## Data excerpt
------------------------
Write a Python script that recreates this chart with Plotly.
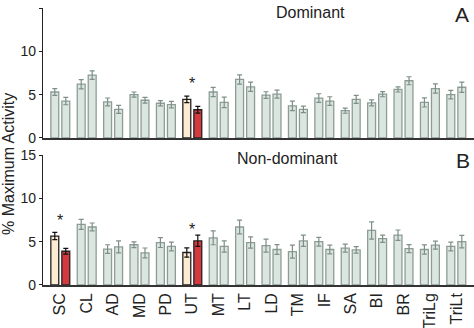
import plotly.graph_objects as go

muscles = ["SC", "CL", "AD", "MD", "PD", "UT", "MT", "LT", "LD", "TM", "IF", "SA", "BI", "BR", "TriLg", "TriLt"]

# Panel A - Dominant
dom_a = [5.3, 6.2, 4.15, 5.0, 4.0, 4.45, 5.3, 6.75, 4.95, 3.7, 4.6, 3.15, 4.05, 5.6, 4.1, 5.0]
dom_a_err = [0.38, 0.53, 0.46, 0.3, 0.3, 0.38, 0.53, 0.53, 0.38, 0.55, 0.5, 0.3, 0.34, 0.3, 0.53, 0.5]
dom_b = [4.25, 7.25, 3.3, 4.35, 3.85, 3.25, 4.1, 5.9, 5.05, 3.3, 4.25, 4.45, 5.05, 6.6, 5.7, 5.85]
dom_b_err = [0.42, 0.5, 0.46, 0.34, 0.38, 0.38, 0.6, 0.53, 0.46, 0.38, 0.5, 0.46, 0.3, 0.46, 0.53, 0.6]

# Panel B - Non-dominant
nd_a = [5.65, 7.0, 4.15, 4.65, 4.9, 3.75, 5.45, 6.7, 4.55, 3.85, 5.0, 4.25, 6.3, 5.75, 4.1, 4.45]
nd_a_err = [0.42, 0.57, 0.5, 0.34, 0.57, 0.53, 0.8, 0.8, 0.75, 0.75, 0.5, 0.46, 1.0, 0.6, 0.53, 0.5]
nd_b = [3.9, 6.7, 4.4, 3.7, 4.45, 5.1, 4.45, 4.9, 4.1, 5.1, 4.1, 4.05, 5.35, 4.2, 4.6, 5.0]
nd_b_err = [0.34, 0.46, 0.69, 0.57, 0.5, 0.65, 0.65, 0.65, 0.57, 0.65, 0.5, 0.38, 0.42, 0.46, 0.46, 0.72]

# highlighted (significant) muscles per panel
sig_dom = ["UT"]
sig_nd = ["SC", "UT"]

GRAY_FILL = "#dbe6e1"
GRAY_LINE = "#8d9d96"
CREAM = "#fdebd2"
RED = "#d4393e"


def styles(sig, first):
    fills, lines = [], []
    for m in muscles:
        if m in sig:
            fills.append(CREAM if first else RED)
            lines.append("#222222")
        else:
            fills.append(GRAY_FILL)
            lines.append(GRAY_LINE)
    return fills, lines


fig = go.Figure()


def add_pair(vals_a, err_a, vals_b, err_b, sig, xa, ya):
    for vals, first in ((vals_a, True), (vals_b, False)):
        fills, lines = styles(sig, first)
        fig.add_trace(go.Bar(
            x=muscles, y=vals, xaxis=xa, yaxis=ya,
            marker=dict(color=fills, line=dict(color=lines, width=1.3)),
            offsetgroup="a" if first else "b",
            showlegend=False, hoverinfo="skip"))
    # error bars as separate transparent traces so their colors can differ
    for vals, err, first in ((vals_a, err_a, True), (vals_b, err_b, False)):
        for highlight in (False, True):
            yv = [v if ((m in sig) == highlight) else None for m, v in zip(muscles, vals)]
            ev = [e if ((m in sig) == highlight) else 0 for m, e in zip(muscles, err)]
            fig.add_trace(go.Bar(
                x=muscles, y=yv, xaxis=xa, yaxis=ya,
                offsetgroup="a" if first else "b",
                marker=dict(color="rgba(0,0,0,0)", line=dict(width=0)),
                error_y=dict(type="data", array=ev, visible=True, width=2.5,
                             thickness=1.2, color="#111111" if highlight else "#7f8f88"),
                showlegend=False, hoverinfo="skip"))


add_pair(dom_a, dom_a_err, dom_b, dom_b_err, sig_dom, "x", "y")
add_pair(nd_a, nd_a_err, nd_b, nd_b_err, sig_nd, "x2", "y2")

axis_font = dict(family="Liberation Sans, Arial, sans-serif", size=16, color="#222222")
ytick_font = dict(family="Liberation Sans, Arial, sans-serif", size=14, color="#222222")
xr = [-0.655, 15.67]

fig.update_layout(
    width=474, height=328,
    margin=dict(l=43, r=0, t=8, b=43),
    paper_bgcolor="white", plot_bgcolor="white",
    barmode="group", bargap=0.167, bargroupgap=0.28,
    font=axis_font,
    xaxis=dict(domain=[0, 1], anchor="y", range=xr, showticklabels=False, ticks="",
               showline=True, linecolor="#333333", linewidth=1.5, showgrid=False,
               categoryorder="array", categoryarray=muscles),
    yaxis=dict(domain=[0.531, 1], anchor="x", range=[0, 15], tickvals=[0, 5, 10, 15],
               ticks="outside", ticklen=3, tickwidth=1.2, tickcolor="#222222",
               showline=True, linecolor="#222222", linewidth=1.3, showgrid=False,
               zeroline=False, tickfont=ytick_font),
    xaxis2=dict(domain=[0, 1], anchor="y2", range=xr, tickangle=-90, ticks="",
                showline=True, linecolor="#333333", linewidth=1.5, showgrid=False,
                tickfont=axis_font, categoryorder="array", categoryarray=muscles),
    yaxis2=dict(domain=[0, 0.469], anchor="x2", range=[0, 15], tickvals=[0, 5, 10, 15],
                ticks="outside", ticklen=3, tickwidth=1.2, tickcolor="#222222",
                showline=True, linecolor="#222222", linewidth=1.3, showgrid=False,
                zeroline=False, tickfont=ytick_font),
)

txt = dict(family="Liberation Sans, Arial, sans-serif", color="#222222")
ann = [
    dict(text="Dominant", x=0.620, y=0.982, size=16),
    dict(text="A", x=0.972, y=0.975, size=21),
    dict(text="Non-dominant", x=0.567, y=0.458, size=16),
    dict(text="B", x=0.975, y=0.451, size=21),
]
for a in ann:
    fig.add_annotation(text=a["text"], xref="paper", yref="paper", x=a["x"], y=a["y"],
                       showarrow=False, xanchor="center", yanchor="middle",
                       font=dict(size=a["size"], **txt))

fig.add_annotation(text="% Maximum Activity", xref="paper", yref="paper",
                   x=0, xshift=-34, y=0.437, textangle=-90, showarrow=False,
                   xanchor="center", yanchor="middle", font=dict(size=16, **txt))

# significance stars
stars = [("x", "y", "UT", 6.3), ("x2", "y2", "SC", 7.5), ("x2", "y2", "UT", 6.4)]
for xa, ya, m, yv in stars:
    fig.add_annotation(text="*", xref=xa, yref=ya, x=m, y=yv, showarrow=False,
                       xanchor="center", yanchor="middle", font=dict(size=16, **txt))

fig.write_html("out.html")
------------------------
## Requirement
Every line should be retyped exactly, with the pictures omitted.

## Response to this exercise
Write a Python script that recreates this chart with Plotly.
import plotly.graph_objects as go

muscles = ["SC", "CL", "AD", "MD", "PD", "UT", "MT", "LT", "LD", "TM", "IF", "SA", "BI", "BR", "TriLg", "TriLt"]

# Panel A - Dominant
dom_a = [5.3, 6.2, 4.15, 5.0, 4.0, 4.45, 5.3, 6.75, 4.95, 3.7, 4.6, 3.15, 4.05, 5.6, 4.1, 5.0]
dom_a_err = [0.38, 0.53, 0.46, 0.3, 0.3, 0.38, 0.53, 0.53, 0.38, 0.55, 0.5, 0.3, 0.34, 0.3, 0.53, 0.5]
dom_b = [4.25, 7.25, 3.3, 4.35, 3.85, 3.25, 4.1, 5.9, 5.05, 3.3, 4.25, 4.45, 5.05, 6.6, 5.7, 5.85]
dom_b_err = [0.42, 0.5, 0.46, 0.34, 0.38, 0.38, 0.6, 0.53, 0.46, 0.38, 0.5, 0.46, 0.3, 0.46, 0.53, 0.6]

# Panel B - Non-dominant
nd_a = [5.65, 7.0, 4.15, 4.65, 4.9, 3.75, 5.45, 6.7, 4.55, 3.85, 5.0, 4.25, 6.3, 5.75, 4.1, 4.45]
nd_a_err = [0.42, 0.57, 0.5, 0.34, 0.57, 0.53, 0.8, 0.8, 0.75, 0.75, 0.5, 0.46, 1.0, 0.6, 0.53, 0.5]
nd_b = [3.9, 6.7, 4.4, 3.7, 4.45, 5.1, 4.45, 4.9, 4.1, 5.1, 4.1, 4.05, 5.35, 4.2, 4.6, 5.0]
nd_b_err = [0.34, 0.46, 0.69, 0.57, 0.5, 0.65, 0.65, 0.65, 0.57, 0.65, 0.5, 0.38, 0.42, 0.46, 0.46, 0.72]

# highlighted (significant) muscles per panel
sig_dom = ["UT"]
sig_nd = ["SC", "UT"]

GRAY_FILL = "#dbe6e1"
GRAY_LINE = "#8d9d96"
CREAM = "#fdebd2"
RED = "#d4393e"


def styles(sig, first):
    fills, lines = [], []
    for m in muscles:
        if m in sig:
            fills.append(CREAM if first else RED)
            lines.append("#222222")
        else:
            fills.append(GRAY_FILL)
            lines.append(GRAY_LINE)
    return fills, lines


fig = go.Figure()


def add_pair(vals_a, err_a, vals_b, err_b, sig, xa, ya):
    for vals, first in ((vals_a, True), (vals_b, False)):
        fills, lines = styles(sig, first)
        fig.add_trace(go.Bar(
            x=muscles, y=vals, xaxis=xa, yaxis=ya,
            marker=dict(color=fills, line=dict(color=lines, width=1.3)),
            offsetgroup="a" if first else "b",
            showlegend=False, hoverinfo="skip"))
    # error bars as separate transparent traces so their colors can differ
    for vals, err, first in ((vals_a, err_a, True), (vals_b, err_b, False)):
        for highlight in (False, True):
            yv = [v if ((m in sig) == highlight) else None for m, v in zip(muscles, vals)]
            ev = [e if ((m in sig) == highlight) else 0 for m, e in zip(muscles, err)]
            fig.add_trace(go.Bar(
                x=muscles, y=yv, xaxis=xa, yaxis=ya,
                offsetgroup="a" if first else "b",
                marker=dict(color="rgba(0,0,0,0)", line=dict(width=0)),
                error_y=dict(type="data", array=ev, visible=True, width=2.5,
                             thickness=1.2, color="#111111" if highlight else "#7f8f88"),
                showlegend=False, hoverinfo="skip"))


add_pair(dom_a, dom_a_err, dom_b, dom_b_err, sig_dom, "x", "y")
add_pair(nd_a, nd_a_err, nd_b, nd_b_err, sig_nd, "x2", "y2")

axis_font = dict(family="Liberation Sans, Arial, sans-serif", size=16, color="#222222")
ytick_font = dict(family="Liberation Sans, Arial, sans-serif", size=14, color="#222222")
xr = [-0.655, 15.67]

fig.update_layout(
    width=474, height=328,
    margin=dict(l=43, r=0, t=8, b=43),
    paper_bgcolor="white", plot_bgcolor="white",
    barmode="group", bargap=0.167, bargroupgap=0.28,
    font=axis_font,
    xaxis=dict(domain=[0, 1], anchor="y", range=xr, showticklabels=False, ticks="",
               showline=True, linecolor="#333333", linewidth=1.5, showgrid=False,
               categoryorder="array", categoryarray=muscles),
    yaxis=dict(domain=[0.531, 1], anchor="x", range=[0, 15], tickvals=[0, 5, 10, 15],
               ticks="outside", ticklen=3, tickwidth=1.2, tickcolor="#222222",
               showline=True, linecolor="#222222", linewidth=1.3, showgrid=False,
               zeroline=False, tickfont=ytick_font),
    xaxis2=dict(domain=[0, 1], anchor="y2", range=xr, tickangle=-90, ticks="",
                showline=True, linecolor="#333333", linewidth=1.5, showgrid=False,
                tickfont=axis_font, categoryorder="array", categoryarray=muscles),
    yaxis2=dict(domain=[0, 0.469], anchor="x2", range=[0, 15], tickvals=[0, 5, 10, 15],
                ticks="outside", ticklen=3, tickwidth=1.2, tickcolor="#222222",
                showline=True, linecolor="#222222", linewidth=1.3, showgrid=False,
                zeroline=False, tickfont=ytick_font),
)

txt = dict(family="Liberation Sans, Arial, sans-serif", color="#222222")
ann = [
    dict(text="Dominant", x=0.620, y=0.982, size=16),
    dict(text="A", x=0.972, y=0.975, size=21),
    dict(text="Non-dominant", x=0.567, y=0.458, size=16),
    dict(text="B", x=0.975, y=0.451, size=21),
]
for a in ann:
    fig.add_annotation(text=a["text"], xref="paper", yref="paper", x=a["x"], y=a["y"],
                       showarrow=False, xanchor="center", yanchor="middle",
                       font=dict(size=a["size"], **txt))

fig.add_annotation(text="% Maximum Activity", xref="paper", yref="paper",
                   x=0, xshift=-34, y=0.437, textangle=-90, showarrow=False,
                   xanchor="center", yanchor="middle", font=dict(size=16, **txt))

# significance stars
stars = [("x", "y", "UT", 6.3), ("x2", "y2", "SC", 7.5), ("x2", "y2", "UT", 6.4)]
for xa, ya, m, yv in stars:
    fig.add_annotation(text="*", xref=xa, yref=ya, x=m, y=yv, showarrow=False,
                       xanchor="center", yanchor="middle", font=dict(size=16, **txt))

fig.write_html("out.html")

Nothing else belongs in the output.